‘Crash’ shows stereotypes, then destroys them
By CRAIG OUTHIER
Get Out

If stereotypes are unhealthy, then Paul Haggis’ “Crash” could well be the unhealthiest movie ever made. At least on the surface.

Certainly, Haggis — the Oscar-nominated screenwriter of “Million Dollar Baby” and Emmy-winning producer of “thirtysomething” — indulges many of society's ugliest racial presumptions in this roving, provocative snapshot of modern-day Los Angeles. There's the hot-headed Iranian shopkeeper (Shaun Toub); the shrill, spoiled Brentwood wife (Sandra Bullock); and the racist, authority-abusing LAPD patrolman (Matt Dillon).

And, not to be forgotten, the strutting South Central street punk (rap star Ludacris) who decries racial prejudice on one hand and waves a handgun in the other.

To a degree, these characters are designed to titillate our collective sense of paranoia, distrust and contempt. And admittedly, there is something deliciously provocative about the way Haggis offers them to us without apology. The ugliness proves particularly therapeutic for Bullock (“Miss Congeniality”), who — as the frustrated, carjacking-traumatized wife of the city's young district attorney (Brendan Fraser) — is obliged to do the gutsiest acting of her career.

It's all a magic act, of course. Haggis doesn't want to perpetuate stereotypes; he wants to defuse them. So he shows us the characters in their most humane, vulnerable moments — these aren't horrible people, merely angry and frustrated, stalled at a uniquely American crossroads.
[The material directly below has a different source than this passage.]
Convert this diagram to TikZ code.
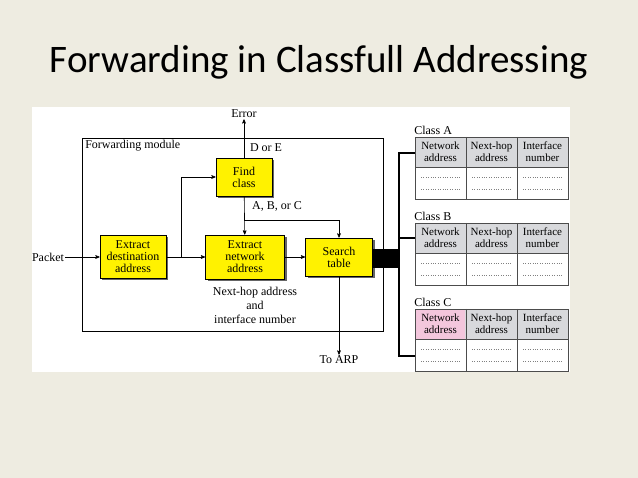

Don Cheadle (“Hotel Rwanda”) is commanding as a cynical vice detective who finds himself privy to the ingrained racial hypocrisy at City Hall, and Terrence Howard (“The Best Man”) gives a dynamite performance as a successful black TV director whose mild assimilationist attitudes are crumpled by the Man.

In setting us up as he does, Haggis — a Canadian — is like the shrink who digs for reactions before making his diagnosis. Likewise, “Crash” bears all the stress points you might expect from a movie that presumes to put the whole of society on the analyst's couch. It tends to be manipulative and sensationalistic, and Haggis doesn't seem to know when to stop tuning his characters. This is particularly true in the case of a well-meaning rookie cop (Ryan Phillippe from “Cruel Intentions”) who is proved mortal after performing a good deed.

If one had to classify “Crash” — not to be confused with David Cronenberg's 1996 autoerotic snoozer of the same name — it would pair nicely with Paul Thomas Anderson's “Magnolia,” Lawrence Kasdan's “Grand Canyon” or any other ensemble drama in which Los Angeles served as theater for the human divide. Though not as formally daring as the former or endearing as the latter, “Crash” has a more focused moral: We're better than people think we are.